DATA EXCERPT:
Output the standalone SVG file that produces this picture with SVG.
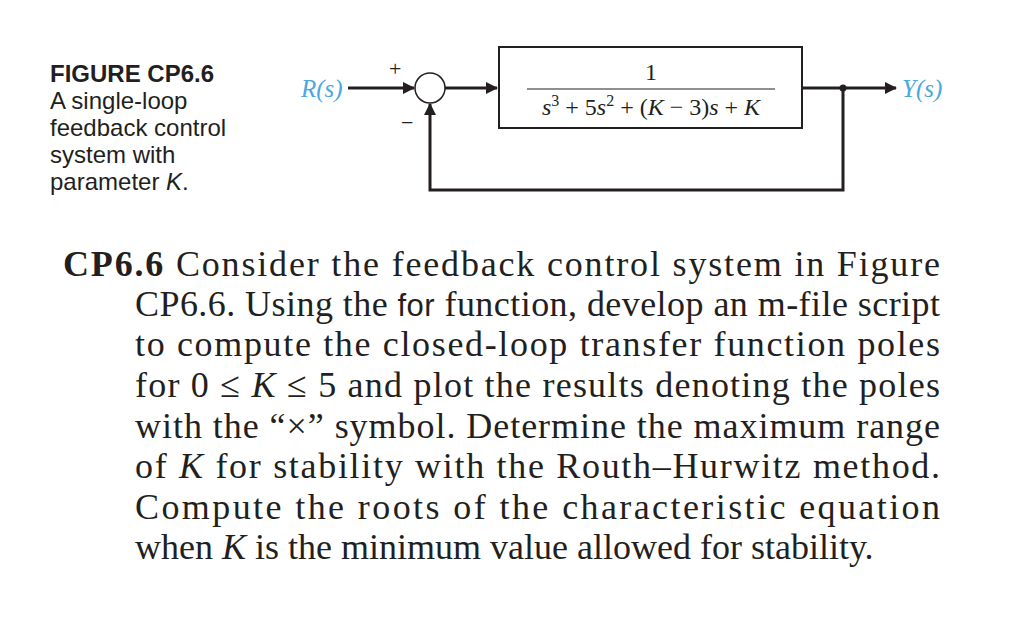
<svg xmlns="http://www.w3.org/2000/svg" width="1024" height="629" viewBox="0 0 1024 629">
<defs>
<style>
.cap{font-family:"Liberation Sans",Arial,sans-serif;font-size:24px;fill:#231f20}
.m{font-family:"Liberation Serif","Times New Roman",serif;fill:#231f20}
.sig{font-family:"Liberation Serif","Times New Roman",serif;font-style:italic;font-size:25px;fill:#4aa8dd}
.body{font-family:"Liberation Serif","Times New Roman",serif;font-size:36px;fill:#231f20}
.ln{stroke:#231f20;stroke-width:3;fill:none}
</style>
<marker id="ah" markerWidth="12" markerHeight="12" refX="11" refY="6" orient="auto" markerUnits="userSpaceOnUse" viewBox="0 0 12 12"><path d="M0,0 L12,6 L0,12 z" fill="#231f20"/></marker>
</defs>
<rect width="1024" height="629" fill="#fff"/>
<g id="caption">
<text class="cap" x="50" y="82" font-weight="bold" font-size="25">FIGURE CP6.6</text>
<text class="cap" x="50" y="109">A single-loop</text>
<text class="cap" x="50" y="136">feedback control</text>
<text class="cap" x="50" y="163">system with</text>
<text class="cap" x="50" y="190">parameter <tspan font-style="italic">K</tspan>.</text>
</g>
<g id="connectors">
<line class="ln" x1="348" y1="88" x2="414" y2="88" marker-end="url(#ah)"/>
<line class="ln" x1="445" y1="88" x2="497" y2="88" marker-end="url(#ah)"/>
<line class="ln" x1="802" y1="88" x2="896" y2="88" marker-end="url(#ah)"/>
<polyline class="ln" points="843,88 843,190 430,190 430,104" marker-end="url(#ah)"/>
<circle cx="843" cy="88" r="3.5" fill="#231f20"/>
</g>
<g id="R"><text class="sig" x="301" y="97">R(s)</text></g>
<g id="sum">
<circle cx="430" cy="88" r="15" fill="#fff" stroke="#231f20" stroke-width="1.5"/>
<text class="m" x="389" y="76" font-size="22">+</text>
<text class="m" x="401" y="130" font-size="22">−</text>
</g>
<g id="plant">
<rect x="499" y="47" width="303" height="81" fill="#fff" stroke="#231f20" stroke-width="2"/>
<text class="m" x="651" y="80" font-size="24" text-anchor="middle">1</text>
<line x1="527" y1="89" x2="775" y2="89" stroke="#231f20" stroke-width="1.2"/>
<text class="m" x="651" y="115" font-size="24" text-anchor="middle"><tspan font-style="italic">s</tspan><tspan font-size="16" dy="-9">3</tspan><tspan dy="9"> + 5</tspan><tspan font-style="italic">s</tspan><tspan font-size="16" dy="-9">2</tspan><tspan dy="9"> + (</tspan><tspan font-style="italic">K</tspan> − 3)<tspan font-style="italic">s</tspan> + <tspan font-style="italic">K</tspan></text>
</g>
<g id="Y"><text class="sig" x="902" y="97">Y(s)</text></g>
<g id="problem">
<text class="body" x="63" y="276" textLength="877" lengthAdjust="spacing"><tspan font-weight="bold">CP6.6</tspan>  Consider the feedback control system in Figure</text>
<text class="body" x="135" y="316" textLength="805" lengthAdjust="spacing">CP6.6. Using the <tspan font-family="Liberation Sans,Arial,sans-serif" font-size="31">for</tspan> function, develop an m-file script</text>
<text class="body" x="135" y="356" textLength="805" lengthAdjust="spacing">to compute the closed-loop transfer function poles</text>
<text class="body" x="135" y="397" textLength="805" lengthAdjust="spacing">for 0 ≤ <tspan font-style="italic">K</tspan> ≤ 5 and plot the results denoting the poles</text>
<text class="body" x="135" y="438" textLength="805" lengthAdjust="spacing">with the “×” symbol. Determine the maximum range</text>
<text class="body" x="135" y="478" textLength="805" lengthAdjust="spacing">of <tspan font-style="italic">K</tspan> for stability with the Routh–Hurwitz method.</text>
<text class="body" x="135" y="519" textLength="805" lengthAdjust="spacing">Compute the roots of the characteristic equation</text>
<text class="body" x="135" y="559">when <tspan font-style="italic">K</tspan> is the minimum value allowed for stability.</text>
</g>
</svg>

YOUR OBJECTIVE:
Transcribe the material exactly, leaving every picture out.

TASK OUTPUT:
Output the standalone SVG file that produces this picture with SVG.
<svg xmlns="http://www.w3.org/2000/svg" width="1024" height="629" viewBox="0 0 1024 629">
<defs>
<style>
.cap{font-family:"Liberation Sans",Arial,sans-serif;font-size:24px;fill:#231f20}
.m{font-family:"Liberation Serif","Times New Roman",serif;fill:#231f20}
.sig{font-family:"Liberation Serif","Times New Roman",serif;font-style:italic;font-size:25px;fill:#4aa8dd}
.body{font-family:"Liberation Serif","Times New Roman",serif;font-size:36px;fill:#231f20}
.ln{stroke:#231f20;stroke-width:3;fill:none}
</style>
<marker id="ah" markerWidth="12" markerHeight="12" refX="11" refY="6" orient="auto" markerUnits="userSpaceOnUse" viewBox="0 0 12 12"><path d="M0,0 L12,6 L0,12 z" fill="#231f20"/></marker>
</defs>
<rect width="1024" height="629" fill="#fff"/>
<g id="caption">
<text class="cap" x="50" y="82" font-weight="bold" font-size="25">FIGURE CP6.6</text>
<text class="cap" x="50" y="109">A single-loop</text>
<text class="cap" x="50" y="136">feedback control</text>
<text class="cap" x="50" y="163">system with</text>
<text class="cap" x="50" y="190">parameter <tspan font-style="italic">K</tspan>.</text>
</g>
<g id="connectors">
<line class="ln" x1="348" y1="88" x2="414" y2="88" marker-end="url(#ah)"/>
<line class="ln" x1="445" y1="88" x2="497" y2="88" marker-end="url(#ah)"/>
<line class="ln" x1="802" y1="88" x2="896" y2="88" marker-end="url(#ah)"/>
<polyline class="ln" points="843,88 843,190 430,190 430,104" marker-end="url(#ah)"/>
<circle cx="843" cy="88" r="3.5" fill="#231f20"/>
</g>
<g id="R"><text class="sig" x="301" y="97">R(s)</text></g>
<g id="sum">
<circle cx="430" cy="88" r="15" fill="#fff" stroke="#231f20" stroke-width="1.5"/>
<text class="m" x="389" y="76" font-size="22">+</text>
<text class="m" x="401" y="130" font-size="22">−</text>
</g>
<g id="plant">
<rect x="499" y="47" width="303" height="81" fill="#fff" stroke="#231f20" stroke-width="2"/>
<text class="m" x="651" y="80" font-size="24" text-anchor="middle">1</text>
<line x1="527" y1="89" x2="775" y2="89" stroke="#231f20" stroke-width="1.2"/>
<text class="m" x="651" y="115" font-size="24" text-anchor="middle"><tspan font-style="italic">s</tspan><tspan font-size="16" dy="-9">3</tspan><tspan dy="9"> + 5</tspan><tspan font-style="italic">s</tspan><tspan font-size="16" dy="-9">2</tspan><tspan dy="9"> + (</tspan><tspan font-style="italic">K</tspan> − 3)<tspan font-style="italic">s</tspan> + <tspan font-style="italic">K</tspan></text>
</g>
<g id="Y"><text class="sig" x="902" y="97">Y(s)</text></g>
<g id="problem">
<text class="body" x="63" y="276" textLength="877" lengthAdjust="spacing"><tspan font-weight="bold">CP6.6</tspan>  Consider the feedback control system in Figure</text>
<text class="body" x="135" y="316" textLength="805" lengthAdjust="spacing">CP6.6. Using the <tspan font-family="Liberation Sans,Arial,sans-serif" font-size="31">for</tspan> function, develop an m-file script</text>
<text class="body" x="135" y="356" textLength="805" lengthAdjust="spacing">to compute the closed-loop transfer function poles</text>
<text class="body" x="135" y="397" textLength="805" lengthAdjust="spacing">for 0 ≤ <tspan font-style="italic">K</tspan> ≤ 5 and plot the results denoting the poles</text>
<text class="body" x="135" y="438" textLength="805" lengthAdjust="spacing">with the “×” symbol. Determine the maximum range</text>
<text class="body" x="135" y="478" textLength="805" lengthAdjust="spacing">of <tspan font-style="italic">K</tspan> for stability with the Routh–Hurwitz method.</text>
<text class="body" x="135" y="519" textLength="805" lengthAdjust="spacing">Compute the roots of the characteristic equation</text>
<text class="body" x="135" y="559">when <tspan font-style="italic">K</tspan> is the minimum value allowed for stability.</text>
</g>
</svg>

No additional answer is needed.